(Plotting code records)
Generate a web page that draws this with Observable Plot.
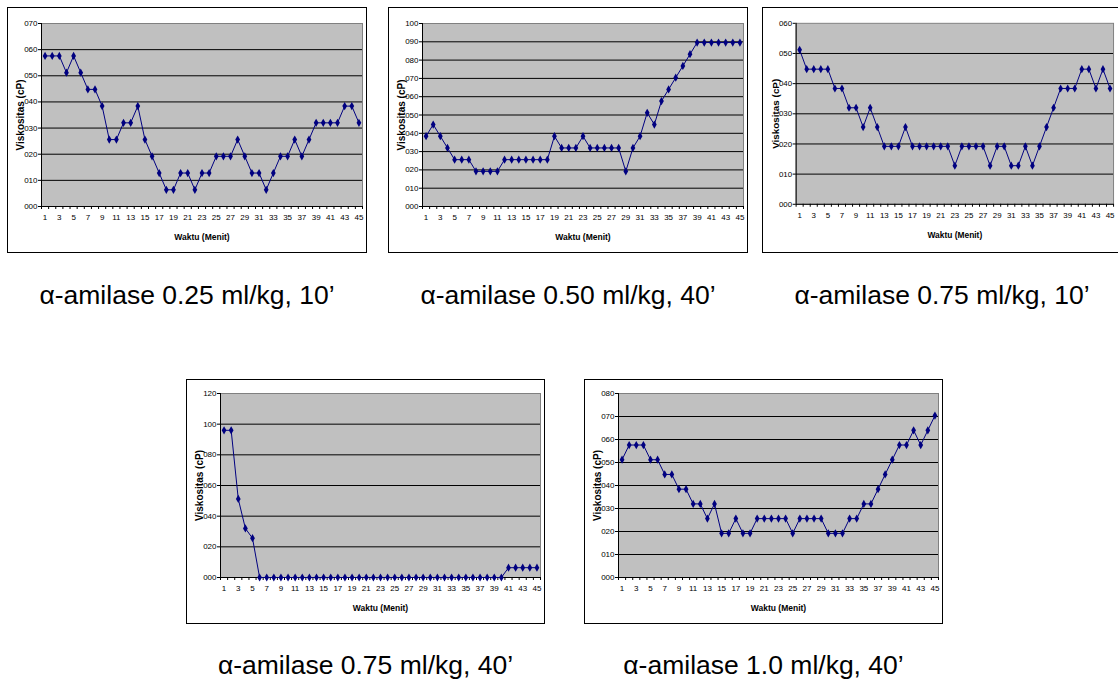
<!DOCTYPE html>
<html>
<head>
<meta charset="utf-8">
<script src="https://cdn.jsdelivr.net/npm/d3@7"></script>
<script src="https://cdn.jsdelivr.net/npm/@observablehq/plot@0.6"></script>
<style>
  html, body { margin: 0; padding: 0; background: #fff; }
  #page { position: relative; width: 1118px; height: 679px; overflow: hidden; background: #fff; }
  .box { position: absolute; box-sizing: border-box; border: 1.6px solid #000; background: #fff; }
  .chart { position: absolute; }
  .chart svg { display: block; }
  .caption { position: absolute; transform: translate(-50%, -50%); white-space: nowrap;
             font-family: "Liberation Sans", Arial, sans-serif; font-size: 26.5px; color: #000; }
</style>
</head>
<body>
<div id="page"></div>
<script>
// ---- Data ----
const minutes = d3.range(1, 46);
const oddMinutes = minutes.filter(m => m % 2 === 1);

const captions = [
  "α-amilase 0.25 ml/kg, 10’",
  "α-amilase 0.50 ml/kg, 40’",
  "α-amilase 0.75 ml/kg, 10’",
  "α-amilase 0.75 ml/kg, 40’",
  "α-amilase 1.0 ml/kg, 40’"
];

const visc025_10 = [57.6,57.6,57.6,51.2,57.6,51.2,44.8,44.8,38.4,25.6,
                    25.6,32,32,38.4,25.6,19.2,12.8,6.4,6.4,12.8,
                    12.8,6.4,12.8,12.8,19.2,19.2,19.2,25.6,19.2,12.8,
                    12.8,6.4,12.8,19.2,19.2,25.6,19.2,25.6,32,32,
                    32,32,38.4,38.4,32];
const visc050_40 = [38.4,44.8,38.4,32,25.6,25.6,25.6,19.2,19.2,19.2,
                    19.2,25.6,25.6,25.6,25.6,25.6,25.6,25.6,38.4,32,
                    32,32,38.4,32,32,32,32,32,19.2,32,
                    38.4,51.2,44.8,57.6,64,70.4,76.8,83.2,89.6,89.6,
                    89.6,89.6,89.6,89.6,89.6];
const visc075_10 = [51.2,44.8,44.8,44.8,44.8,38.4,38.4,32,32,25.6,
                    32,25.6,19.2,19.2,19.2,25.6,19.2,19.2,19.2,19.2,
                    19.2,19.2,12.8,19.2,19.2,19.2,19.2,12.8,19.2,19.2,
                    12.8,12.8,19.2,12.8,19.2,25.6,32,38.4,38.4,38.4,
                    44.8,44.8,38.4,44.8,38.4];
const visc075_40 = [96,96,51.2,32,25.6,0,0,0,0,0,
                    0,0,0,0,0,0,0,0,0,0,
                    0,0,0,0,0,0,0,0,0,0,
                    0,0,0,0,0,0,0,0,0,0,
                    6.4,6.4,6.4,6.4,6.4];
const visc100_40 = [51.2,57.6,57.6,57.6,51.2,51.2,44.8,44.8,38.4,38.4,
                    32,32,25.6,32,19.2,19.2,25.6,19.2,19.2,25.6,
                    25.6,25.6,25.6,25.6,19.2,25.6,25.6,25.6,25.6,19.2,
                    19.2,19.2,25.6,25.6,32,32,38.4,44.8,51.2,57.6,
                    57.6,64,57.6,64,70.4];

const yTicks025_10 = [0,10,20,30,40,50,60,70];
const yTicks050_40 = [0,10,20,30,40,50,60,70,80,90,100];
const yTicks075_10 = [0,10,20,30,40,50,60];
const yTicks075_40 = [0,20,40,60,80,100,120];
const yTicks100_40 = [0,10,20,30,40,50,60,70,80];

const yLabel = "Viskositas (cP)";
const xLabel = "Waktu (Menit)";

// ---- Layout (page positions of each chart box) ----
const layout = [
  {values: visc025_10, ticks: yTicks025_10, left: 7,   top: 7,   w: 360, h: 246, mt: 16, capY: 295},
  {values: visc050_40, ticks: yTicks050_40, left: 388, top: 7,   w: 360, h: 246, mt: 16, capY: 295},
  {values: visc075_10, ticks: yTicks075_10, left: 762, top: 7,   w: 360, h: 246, mt: 16, capY: 295},
  {values: visc075_40, ticks: yTicks075_40, left: 186, top: 379, w: 359, h: 245, mt: 14, capY: 665},
  {values: visc100_40, ticks: yTicks100_40, left: 584, top: 379, w: 359, h: 245, mt: 14, capY: 665}
];

const page = document.getElementById("page");
const axisFont = '"Liberation Sans Narrow", "Liberation Sans", Arial, sans-serif';

layout.forEach((c, i) => {
  const data = minutes.map((m, k) => ({m, v: c.values[k]}));
  const xDomain = [minutes[0] - 0.5, minutes[minutes.length - 1] + 0.5];
  const boundaries = [xDomain[0], ...minutes.map(m => m + 0.5)];
  const yt = c.ticks;

  const box = document.createElement("div");
  box.className = "box";
  Object.assign(box.style, {left: c.left + "px", top: c.top + "px", width: c.w + "px", height: c.h + "px"});
  page.appendChild(box);

  const svg = Plot.plot({
    width: c.w, height: c.h,
    marginLeft: 34, marginRight: 5, marginTop: c.mt, marginBottom: 47,
    style: {fontFamily: axisFont, fontSize: "8px", background: "transparent", color: "#000"},
    x: {domain: xDomain},
    y: {domain: [yt[0], yt[yt.length - 1]]},
    marks: [
      Plot.frame({fill: "#c0c0c0", stroke: "#808080"}),
      Plot.gridY(yt.slice(1, -1), {stroke: "#000", strokeOpacity: 1}),
      Plot.ruleY([yt[0]], {stroke: "#000"}),
      Plot.ruleX([xDomain[0]], {stroke: "#000"}),
      Plot.axisY(yt, {tickFormat: d3.format("03d"), tickSize: 3, tickPadding: 1, label: null, stroke: "#000"}),
      Plot.axisX(boundaries, {tickSize: 3, tickFormat: () => "", label: null, stroke: "#000"}),
      Plot.axisX(oddMinutes, {tickSize: 0, tickPadding: 8, tickFormat: d => String(d), label: null}),
      Plot.line(data, {x: "m", y: "v", stroke: "#000080", strokeWidth: 1}),
      Plot.dot(data, {x: "m", y: "v", symbol: "diamond", r: 2.5, fill: "#000080", stroke: "none"}),
      Plot.text([yLabel], {frameAnchor: "left", textAnchor: "middle", rotate: -90, dx: -21, fontWeight: "bold", fontSize: 10}),
      Plot.text([xLabel], {frameAnchor: "bottom", dy: 31, lineAnchor: "middle", fontWeight: "bold", fontSize: 8.5})
    ]
  });
  const wrap = document.createElement("div");
  wrap.className = "chart";
  Object.assign(wrap.style, {left: c.left + "px", top: c.top + "px"});
  wrap.appendChild(svg);
  page.appendChild(wrap);

  const cap = document.createElement("div");
  cap.className = "caption";
  cap.textContent = captions[i];
  Object.assign(cap.style, {left: (c.left + c.w / 2) + "px", top: c.capY + "px"});
  page.appendChild(cap);
});
</script>
</body>
</html>
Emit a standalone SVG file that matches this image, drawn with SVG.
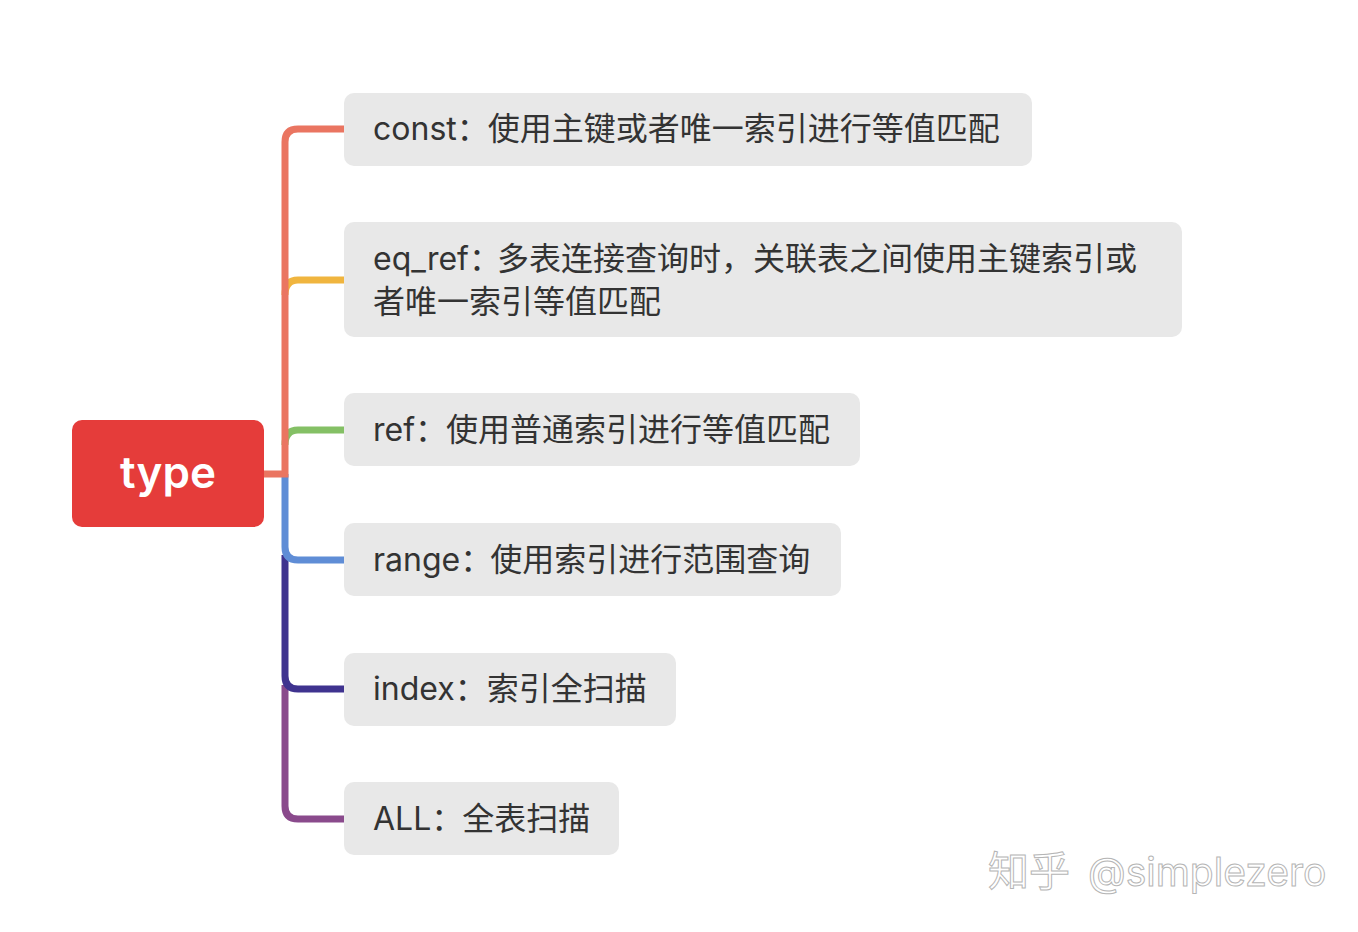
<svg xmlns="http://www.w3.org/2000/svg" width="1358" height="932" viewBox="0 0 1358 932">
<style>
.box{fill:#e8e8e8}
.t{font-family:"Inter","Noto Sans CJK SC",sans-serif;font-size:32px;fill:#333333}
.c{fill:none;stroke-width:7}
.wm{font-family:"Inter","Noto Sans CJK SC",sans-serif;font-size:41px;fill:#ffffff;stroke:#b5b5b5;stroke-width:1}
</style>
<rect width="1358" height="932" fill="#ffffff"/>
<g id="connectors">
<path class="c" stroke="#8a4a8c" d="M285 685V806Q285 819 298 819H344"/>
<path class="c" stroke="#3f338f" d="M285 555V676Q285 689 298 689H344"/>
<path class="c" stroke="#5f8dd6" d="M285 474V547Q285 560 298 560H344"/>
<path class="c" stroke="#f0b53f" d="M285 295Q285 280 298 280H344"/>
<path class="c" stroke="#84c065" d="M285 445Q285 430 298 430H344"/>
<path class="c" stroke="#ea7561" d="M344 129H298Q285 129 285 142V474H264"/>
</g>
<g id="root"><rect x="72" y="420" width="192" height="107" rx="10" fill="#e53c3a"/>
<text x="168" y="488" text-anchor="middle" font-family="Inter,sans-serif" font-size="44" font-weight="600" fill="#ffffff">type</text></g>
<g id="n1"><rect class="box" x="344" y="93" width="688" height="73" rx="10"/><text class="t" x="373" y="140">const：<tspan dx="-1">使用主键或者唯一索引进行等值匹配</tspan></text></g>
<g id="n2"><rect class="box" x="344" y="222" width="838" height="115" rx="10"/><text class="t" x="373" y="270">eq_ref：<tspan dx="-4">多表连接查询时，关联表之间使用主键索引或</tspan></text><text class="t" x="373" y="313">者唯一索引等值匹配</text></g>
<g id="n3"><rect class="box" x="344" y="393" width="516" height="73" rx="10"/><text class="t" x="373" y="441">ref：<tspan dx="-1">使用普通索引进行等值匹配</tspan></text></g>
<g id="n4"><rect class="box" x="344" y="523" width="497" height="73" rx="10"/><text class="t" x="373" y="571">range：<tspan dx="-2">使用索引进行范围查询</tspan></text></g>
<g id="n5"><rect class="box" x="344" y="653" width="332" height="73" rx="10"/><text class="t" x="373" y="700">index：索引全扫描</text></g>
<g id="n6"><rect class="box" x="344" y="782" width="275" height="73" rx="10"/><text class="t" x="373" y="830">ALL：<tspan dx="-1">全表扫描</tspan></text></g>
<text class="wm" x="988" y="886">知乎<tspan x="1088" font-size="39">@simplezero</tspan></text>
</svg>
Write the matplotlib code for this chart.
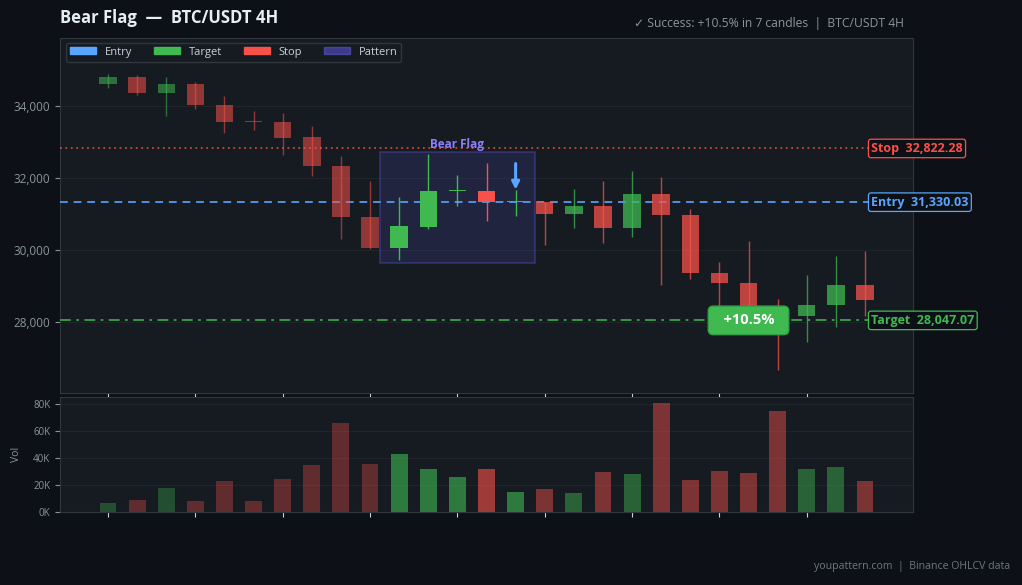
import matplotlib.pyplot as plt
from matplotlib.patches import Patch, Rectangle
from matplotlib.ticker import FuncFormatter, FixedLocator

plt.rcParams['font.family'] = ['Open Sans', 'DejaVu Sans']

# OHLCV data (BTC/USDT 4H)
opens = [34620, 34806, 34370, 34611, 34040, 33565, 33550, 33130, 32340, 30930,
         30060, 30650, 31630, 31640, 31330, 31325, 31010, 31220, 30620, 31555,
         30980, 29370, 29090, 28400, 28175, 28470, 29030]
closes = [34800, 34370, 34611, 34037, 33565, 33550, 33120, 32340, 30930, 30060,
          30660, 31640, 31645, 31330, 31345, 31010, 31220, 30620, 31555, 30980,
          29370, 29090, 28400, 28175, 28470, 29030, 28620]
highs = [34889, 34861, 34806, 34670, 34280, 33860, 33800, 33440, 32610, 31920,
         31470, 32670, 32080, 32420, 31670, 31330, 31690, 31920, 32195, 32030,
         31140, 29670, 30250, 28640, 29300, 29830, 29970]
lows = [34508, 34314, 33730, 33917, 33260, 33340, 32640, 32070, 30310, 30040,
        29720, 30580, 31220, 30815, 30945, 30140, 30620, 30200, 30370, 29040,
        29190, 28300, 28000, 26670, 27450, 27870, 28175]
volumes = [6.7, 8.9, 17.8, 8.1, 23.0, 8.1, 24.4, 34.8, 65.9, 35.6,
           43.0, 31.9, 26.0, 31.9, 14.8, 17.0, 14.1, 29.6, 28.1, 80.7,
           23.7, 30.4, 28.9, 74.8, 31.9, 33.3, 23.0]  # thousands

pattern_start, pattern_end = 10, 14
pattern_low, pattern_high = 29650, 32715
entry = 31330.03
stop = 32822.28
target = 28047.07
gain_label = '+10.5%'
badge_idx = 22

BG = '#0d1117'
PANEL = '#161b22'
GRID = '#21262d'
TXT = '#8b949e'
GREEN = '#3fb950'
RED = '#f85149'
BLUE = '#58a6ff'
PURPLE = '#6c63ff'

fig = plt.figure(figsize=(10.22, 5.85), dpi=100, facecolor=BG)
ax = fig.add_axes([60/1022, 192/585, 853/1022, 355/585], facecolor=PANEL)
axv = fig.add_axes([60/1022, 73/585, 853/1022, 115/585], facecolor=PANEL)

n = len(opens)
xs = list(range(n))
for i in xs:
    o, c, h, l = opens[i], closes[i], highs[i], lows[i]
    col = GREEN if c >= o else RED
    if pattern_start <= i <= pattern_end:
        a = 1.0
    elif i < pattern_start:
        a = 0.55
    else:
        a = 0.75
    ax.vlines(i, l, h, color=col, alpha=a, lw=1, zorder=3)
    ax.bar(i, max(abs(c - o), 45), bottom=min(o, c), width=0.6, color=col,
           alpha=a, zorder=4)
    axv.bar(i, volumes[i] * 1000, width=0.58, color=col, alpha=a * 0.6, zorder=3)

# pattern box
ax.add_patch(Rectangle((pattern_start - 0.65, pattern_low),
                       pattern_end - pattern_start + 1.3, pattern_high - pattern_low,
                       facecolor=PURPLE, alpha=0.13, edgecolor='none', zorder=2))
ax.add_patch(Rectangle((pattern_start - 0.65, pattern_low),
                       pattern_end - pattern_start + 1.3, pattern_high - pattern_low,
                       facecolor='none', edgecolor=PURPLE, alpha=0.3, lw=1.2, zorder=2))
ax.text((pattern_start + pattern_end) / 2, pattern_high + 30, 'Bear Flag', ha='center',
        va='bottom', fontsize=8.5, fontweight='bold', color='#8b80f9', zorder=6)

# breakout arrow
ax.annotate('', xy=(pattern_end, 31600), xytext=(pattern_end, 32480),
            arrowprops=dict(arrowstyle='-|>', color=BLUE, lw=2.2, mutation_scale=11),
            zorder=6)

# levels
ax.axhline(stop, color=RED, ls=(0, (1, 2)), lw=1.3, alpha=0.8, zorder=3)
ax.axhline(entry, color=BLUE, ls=(0, (4, 3)), lw=1.4, alpha=0.85, zorder=3)
ax.axhline(target, color=GREEN, ls=(0, (6, 3, 1.5, 3)), lw=1.3, alpha=0.85, zorder=3)

for name, val, col in [('Stop', stop, RED), ('Entry', entry, BLUE), ('Target', target, GREEN)]:
    ax.text(0.951, val, f'{name}  {val:,.2f}', transform=ax.get_yaxis_transform(),
            ha='left', va='center', fontsize=9, fontweight='bold', color=col,
            clip_on=False, zorder=8,
            bbox=dict(boxstyle='round,pad=0.22,rounding_size=0.2', fc=BG, ec=col, lw=0.9))

ax.text(badge_idx, target, '  ' + gain_label + '  ', ha='center', va='center',
        fontsize=10.5, fontweight='bold', color='white', zorder=9,
        bbox=dict(boxstyle='round,pad=0.5,rounding_size=0.35', fc=GREEN, ec='#2ea043', lw=1))

# axes styling
for a_ in (ax, axv):
    a_.set_xlim(-1.65, 27.65)
    a_.xaxis.set_major_locator(FixedLocator(range(0, n, 3)))
    a_.tick_params(axis='x', colors='#c9d1d9', labelbottom=False, length=3.5, width=0.8)
    a_.tick_params(axis='y', colors=TXT, labelcolor=TXT, length=3.5, width=0.8)
    a_.grid(axis='y', color=GRID, lw=0.7, zorder=0)
    a_.set_axisbelow(True)
    for s in a_.spines.values():
        s.set_color('#30363d')
        s.set_linewidth(0.8)

ax.set_ylim(26030, 35890)
ax.set_yticks([28000, 30000, 32000, 34000])
ax.yaxis.set_major_formatter(FuncFormatter(lambda v, p: f'{v:,.0f}'))
ax.tick_params(axis='y', labelsize=8.5)

axv.set_ylim(0, 85200)
axv.set_yticks([0, 20000, 40000, 60000, 80000])
axv.yaxis.set_major_formatter(FuncFormatter(lambda v, p: f'{v/1000:.0f}K'))
axv.tick_params(axis='y', labelsize=7)
axv.set_ylabel('Vol', color=TXT, fontsize=7.5, labelpad=8)

handles = [Patch(color=BLUE, label='Entry'), Patch(color=GREEN, label='Target'),
           Patch(color=RED, label='Stop'), Patch(color=PURPLE, alpha=0.45, label='Pattern')]
leg = ax.legend(handles=handles, loc='upper left', bbox_to_anchor=(0.002, 0.999),
                ncol=4, fontsize=8, frameon=True, facecolor=PANEL, edgecolor='#30363d',
                framealpha=1, handlelength=2.3, handleheight=0.6, columnspacing=2.0,
                borderaxespad=0.4, borderpad=0.35)
for t in leg.get_texts():
    t.set_color('#c9d1d9')

fig.text(60/1022, 1 - 18/585, 'Bear Flag  —  BTC/USDT 4H', fontsize=12,
         fontweight='bold', color='#e6edf3', ha='left', va='center')
fig.text(904/1022, 1 - 23/585, '✓ Success: +10.5% in 7 candles  |  BTC/USDT 4H',
         fontsize=8.7, color=TXT, ha='right', va='center')
fig.text(1010/1022, 1 - 567/585, 'youpattern.com  |  Binance OHLCV data',
         fontsize=7.6, color='#6e7681', ha='right', va='center')

fig.savefig('out.png', dpi=100, facecolor=BG)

[Directive] Reproduce every line from the entries that holds the word "with".

[Written solution]
Generate a web page that draws this with Observable Plot.
Emit a standalone SVG file that matches this image, drawn with SVG.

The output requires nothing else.